When implementing Multiple Active Result Sets (MARS) in applications, it is recommended to enable the feature only when necessary to avoid unnecessary memory overhead, as MARS maintains multiple active result sets on a single connection, which can increase resource consumption if overutilized. According to Microsoft documentation, judicious use of connection pooling alongside MARS helps optimize performance by reusing connections efficiently without proliferating open result sets. For robust error handling, developers should incorporate try-catch blocks specifically tailored to MARS-related exceptions, such as those arising from result set exhaustion or concurrent data modifications on the same connection. This approach ensures that applications gracefully manage scenarios where one result set blocks another, preventing unhandled failures that could cascade in multi-query operations.
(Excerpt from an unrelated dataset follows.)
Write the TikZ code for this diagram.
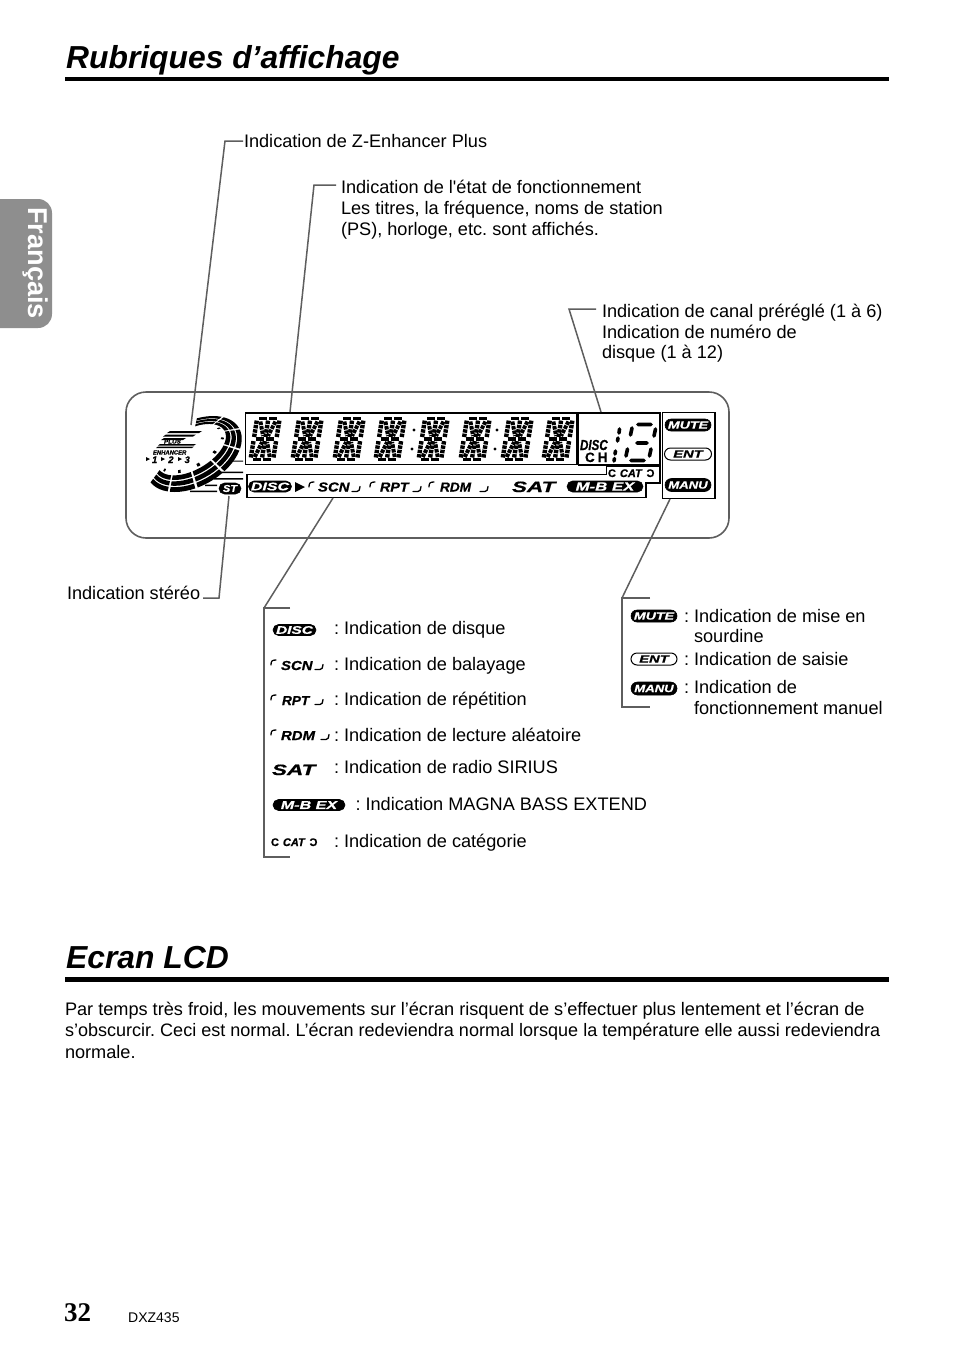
\documentclass[tikz,border=0pt]{standalone}
\usepackage{fontspec}
\usepackage{graphicx}
\setmainfont{Liberation Sans}
\newfontfamily\timesf{Liberation Serif}
\newfontfamily\plainf{Liberation Sans}
\newfontfamily\heavyf[FakeBold=0.7]{Liberation Sans}
\frenchspacing
\usetikzlibrary{shapes.misc}
\definecolor{leadc}{HTML}{5E5E5E}
\definecolor{tabc}{HTML}{8E8E8E}
\tikzset{
  x=1pt,y=-1pt,
  txt/.style={anchor=base west,inner sep=0,outer sep=0,font=\fontsize{18.15}{21}\selectfont,text=black},
  title/.style={anchor=base west,inner sep=0,font=\fontsize{31.8}{36}\selectfont\bfseries\itshape},
  leader/.style={draw=leadc,line width=1.5pt,line join=miter},
  bar/.style={fill=black,draw=none},
  lcdbox/.style={draw=black,line width=1.9pt},
  pillb/.style={rounded rectangle,fill=black,draw=black,line width=.6pt,text=white,inner sep=0,minimum width=#1,minimum height=12pt,font=\heavyf\bfseries\itshape},
  pillw/.style={rounded rectangle,fill=white,draw=black,line width=1pt,text=black,inner sep=0,minimum width=#1,minimum height=12pt,font=\heavyf\bfseries\itshape},
  logot/.style={inner sep=0,outer sep=0,anchor=base west,font=\heavyf\bfseries\itshape,text=black},
  lcdv/.style={line width=4.4pt,dash pattern=on 3.4pt off 1pt,draw=black},
  lcdh/.style={line width=3.8pt,draw=black},
  lcdd/.style={line width=4pt,dash pattern=on 3.6pt off 1pt,draw=black},
  bigseg/.style={line width=3.6pt,draw=black,line cap=round},
}
\newcommand{\wdt}[3]{\scalebox{#2}[1]{\fontsize{#1}{#1}\selectfont #3}}
\newcommand{\lcddigit}[2]{%
\begin{scope}[shift={(#1,#2)},xslant=0.16]
 \draw[lcdd] (6,-40)--(11,-25.5) (21,-40)--(16,-25.5) (6,-4.5)--(11,-19.5) (21,-4.5)--(16,-19.5);
 \foreach \xx in {2.2,13.5,24.8}{\draw[lcdv] (\xx,-4)--(\xx,-20.5) (\xx,-24.5)--(\xx,-41);}
 \foreach \yy in {-43,-22.5,-2}{\draw[lcdh] (4.5,\yy)--(12.5,\yy) (14.5,\yy)--(22.5,\yy);}
\end{scope}}
\newcommand{\lbrk}[3][1.3pt]{\draw[line width=#1,line cap=round] (#2,#3+5) .. controls (#2,#3+1) and (#2+1,#3) .. (#2+5,#3);}
\newcommand{\rbrk}[3][1.3pt]{\draw[line width=#1,line cap=round] (#2,#3) -- (#2+5,#3) .. controls (#2+7,#3) and (#2+8,#3-2) .. (#2+8,#3-5);}
\newcommand{\rseg}[4]{\fill plot[domain=#1:#2,samples=6] ({(38+14*#3)*cos(\x)},{5*(1-#3)+(20+12*#3)*sin(\x)}) -- plot[domain=#2:#1,samples=6] ({(38+14*#4)*cos(\x)},{5*(1-#4)+(20+12*#4)*sin(\x)}) -- cycle;}
\begin{document}
\begin{tikzpicture}
\useasboundingbox[fill=white] (0,0) rectangle (954,1352);
% side tab
\fill[tabc] (0,199) -- (38,199) arc[start angle=90,end angle=0,x radius=14,y radius=-14] -- (52,314) arc[start angle=0,end angle=-90,x radius=14,y radius=-14] -- (0,328) -- cycle;
\node[rotate=-90,text=white,inner sep=0,font=\fontsize{27.2}{27}\selectfont\bfseries] (tabtext) at (36,263) {Français};
% titles
\node[title] (t1) at (66,68) {Rubriques d’affichage};
\fill[bar] (65,77) rectangle (889,81);
\node[title] (t2) at (66,968) {Ecran LCD};
\fill[bar] (65,977) rectangle (889,982);
% panel
\draw[draw=leadc,line width=1.6pt,rounded corners=20pt] (126,392) rectangle (729,538);
% lcd boxes
\draw[lcdbox] (245.5,413) rectangle (577,464.5);
\draw[lcdbox] (578.5,413) rectangle (660,465);
\draw[lcdbox] (662.5,412.5) rectangle (715,498.5);
\draw[lcdbox] (247,474.5) -- (606.5,474.5) -- (606.5,466.5) -- (660,466.5) -- (660,483) -- (646,483) -- (646,497.5) -- (247,497.5) -- cycle;
% digits
\foreach \dx in {248,290,332,373,416,458,500,541}{\lcddigit{\dx}{461.5}}
\fill (414,430) circle (1.7) (412,449) circle (1.7) (497,430) circle (1.7) (495,449) circle (1.7);
% right digit panel
\node[logot] (discsm) at (580,450) {\wdt{14.5}{.8}{DISC}};
\node[logot,font=\heavyf\bfseries] (chsm) at (585,462) {\fontsize{13.5}{13.5}\selectfont C\hspace{3pt}H};
\draw[bigseg] (619.5,429) -- (619,433) (618,438) -- (617.5,441) (615.5,451) -- (615,454) (614.5,458.5) -- (614,461);
\draw[bigseg] (638,424.5) -- (651,424.5) (632,428) -- (630.5,435) (655.5,429) -- (654,436) (637,443) -- (647,443) (627.5,449) -- (626,456) (651,449) -- (649.5,456) (631,460.5) -- (644,460.5);
% pills panel
\node[pillb=46pt] (mute) at (688,425) {\wdt{10.5}{1.35}{MUTE}};
\node[pillw=47pt] (ent) at (688,454) {\wdt{10.5}{1.4}{ENT}};
\node[pillb=46pt,minimum height=13pt] (manu) at (688,485) {\wdt{10.5}{1.25}{MANU}};
% status row
\node[pillb=43pt,minimum height=11pt] (disc) at (270,486.5) {\wdt{11}{1.45}{DISC}};
\fill (295,482) -- (305,487) -- (295,492) -- cycle;
\lbrk{309}{482}
\node[logot] (scn) at (318,491.5) {\wdt{13}{1.15}{SCN}};
\rbrk{352}{491.5}
\lbrk{370}{482}
\node[logot] (rpt) at (380,491.5) {\wdt{13}{1.1}{RPT}};
\rbrk{413}{491.5}
\lbrk{429}{482}
\node[logot] (rdm) at (440,491.5) {\wdt{13}{1.05}{RDM}};
\rbrk{480}{491.5}
\node[logot] (sat) at (512,492) {\wdt{15}{1.5}{SAT}};
\node[pillb=76pt,minimum height=11pt] (mbex) at (605,486.5) {\wdt{12}{1.4}{M-B EX}};
\node[logot,font=\heavyf\bfseries] (cat) at (608,477) {\wdt{11}{1.0}{C\hspace{4pt}\textit{CAT}\hspace{4pt}\reflectbox{C}}};
% disc logo
\begin{scope}[shift={(194,454)},x=1pt,y=1pt,rotate=30]
 \foreach \t in {-175,-140,...,35}{
   \rseg{\t}{\t+32}{0}{0.28}
   \rseg{\t}{\t+32}{0.36}{0.63}
   \rseg{\t}{\t+32}{0.71}{1}
 }
 \foreach \t in {-165,-130,...,20}{\rseg{\t}{\t+5}{-0.3}{-0.12}}
\end{scope}
\fill (170,431) -- (202,431) -- (199,433) -- (167,433) -- cycle (166,434.5) -- (196,434.5) -- (193,436.5) -- (163,436.5) -- cycle (164,438) -- (186,438) -- (183,440) -- (161,440) -- cycle;
\fill (160,444) -- (196,444) -- (194,445.5) -- (158,445.5) -- cycle (158,446.5) -- (194,446.5) -- (192,448) -- (156,448) -- cycle;
\node[logot] (plus) at (164,443.5) {\wdt{5.5}{1.15}{PLUS}};
\node[logot] (enh) at (153,454.5) {\wdt{6}{.98}{ENHANCER}};
\node[logot] (n123) at (152,463) {\wdt{9.5}{1}{1\hspace{11pt}2\hspace{11pt}3}};
\fill (146,457) -- (150,459) -- (146,461) -- cycle (161,457) -- (165,459) -- (161,461) -- cycle (178,457) -- (182,459) -- (178,461) -- cycle;
\fill (232,460.5) rectangle (243,461.5) (220,471.5) rectangle (243,473) (214,478) rectangle (243,479.5) (205,484.5) rectangle (217,486) (190,490.5) rectangle (217,492);
\node[pillb=22pt,minimum height=11pt] (st) at (230,488.5) {\wdt{10}{1.1}{ST}};
% leaders
\coordinate (a1) at (243,141); \coordinate (a2) at (225,141); \coordinate (a3) at (191,425);
\coordinate (b1) at (336,185); \coordinate (b2) at (314,185); \coordinate (b3) at (290,412);
\coordinate (c1) at (596,309); \coordinate (c2) at (569,309); \coordinate (c3) at (601,412);
\coordinate (d1) at (203,598); \coordinate (d2) at (219,598); \coordinate (d3) at (229,496);
\coordinate (e1) at (333,498); \coordinate (e2) at (264,608); \coordinate (e3) at (290,608); \coordinate (e4) at (264,857); \coordinate (e5) at (290,857);
\coordinate (f1) at (670,499); \coordinate (f2) at (622,598); \coordinate (f3) at (650,598); \coordinate (f4) at (622,707); \coordinate (f5) at (650,707);
\draw[leader] (a1) -- (a2) -- (a3);
\draw[leader] (b1) -- (b2) -- (b3);
\draw[leader] (c1) -- (c2) -- (c3);
\draw[leader] (d1) -- (d2) -- (d3);
\draw[leader] (e1) -- (e2);
\draw[leader] (e3) -- (e2) -- (e4) -- (e5);
\draw[leader] (f1) -- (f2);
\draw[leader] (f3) -- (f2) -- (f4) -- (f5);
% top labels
\node[txt] (l1) at (244,147) {Indication de Z-Enhancer Plus};
\node[txt] (l2) at (341,193.5) {Indication de l{\plainf '}état de fonctionnement};
\node[txt] (l3) at (341,214.5) {Les titres, la fréquence, noms de station};
\node[txt] (l4) at (341,235.5) {(PS), horloge, etc. sont affichés.};
\node[txt] (l5) at (602,317) {Indication de canal préréglé (1 à 6)};
\node[txt] (l6) at (602,338) {Indication de numéro de};
\node[txt] (l7) at (602,358) {disque (1 à 12)};
\node[txt] (l8) at (67,599) {Indication stéréo};
% legend left
\node[pillb=43pt,minimum height=11pt] (ldisc) at (294.5,630) {\wdt{11}{1.4}{DISC}};
\node[txt] (m1) at (334,634) {: Indication de disque};
\lbrk{271}{660}
\node[logot] (lscn) at (281,670) {\wdt{13}{1.15}{SCN}};
\rbrk{315}{669.5}
\node[txt] (m2) at (334,670) {: Indication de balayage};
\lbrk{271}{695}
\node[logot] (lrpt) at (282,705) {\wdt{13}{1.05}{RPT}};
\rbrk{315}{704.5}
\node[txt] (m3) at (334,705) {: Indication de répétition};
\lbrk{271}{730}
\node[logot] (lrdm) at (281,740) {\wdt{13}{1.15}{RDM}};
\rbrk{321}{739.5}
\node[txt] (m4) at (334,741) {: Indication de lecture aléatoire};
\node[logot] (lsat) at (272,775) {\wdt{15}{1.5}{SAT}};
\node[txt] (m5) at (334,773) {: Indication de radio SIRIUS};
\node[pillb=72pt,minimum height=11pt] (lmbex) at (309,805) {\wdt{11.5}{1.4}{M-B EX}};
\node[txt] (m6) at (355.5,810) {: Indication MAGNA BASS EXTEND};
\node[logot,font=\heavyf\bfseries] (lcat) at (271,846) {\wdt{11}{1.0}{C\hspace{4pt}\textit{CAT}\hspace{4pt}\reflectbox{C}}};
\node[txt] (m7) at (334,847) {: Indication de catégorie};
% legend right
\node[pillb=46pt] (rmute) at (654,616) {\wdt{10.5}{1.35}{MUTE}};
\node[txt] (r1) at (684,622) {: Indication de mise en};
\node[txt] (r2) at (694,642) {sourdine};
\node[pillw=46pt] (rent) at (654,659) {\wdt{10.5}{1.4}{ENT}};
\node[txt] (r3) at (684,665) {: Indication de saisie};
\node[pillb=46pt,minimum height=13pt] (rmanu) at (654,688.5) {\wdt{10.5}{1.25}{MANU}};
\node[txt] (r4) at (684,693.5) {: Indication de};
\node[txt] (r5) at (694,714.5) {fonctionnement manuel};
% paragraph
\node[txt] (p1) at (65,1015) {Par temps très froid, les mouvements sur l’écran risquent de s’effectuer plus lentement et l’écran de};
\node[txt,font=\fontsize{18.04}{21}\selectfont] (p2) at (65,1036) {s’obscurcir. Ceci est normal. L’écran redeviendra normal lorsque la température elle aussi redeviendra};
\node[txt] (p3) at (65,1058) {normale.};
% footer
\node[anchor=base west,inner sep=0,font=\timesf\bfseries\fontsize{27}{27}\selectfont] (pg) at (64,1321) {32};
\node[anchor=base west,inner sep=0,font=\fontsize{14}{14}\selectfont] (mdl) at (128,1322) {DXZ435};
\end{tikzpicture}
\end{document}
Additionally, monitoring for exceptions like SqlException with specific error codes related to active statements can aid in debugging. Testing protocols should include comprehensive load testing to validate the behavior of multiple result sets under high concurrency, ensuring scalability and preventing bottlenecks in production environments. For instance, simulating nested queries in a controlled environment can reveal potential issues with resource allocation, confirming that MARS performs as expected without degrading overall application throughput.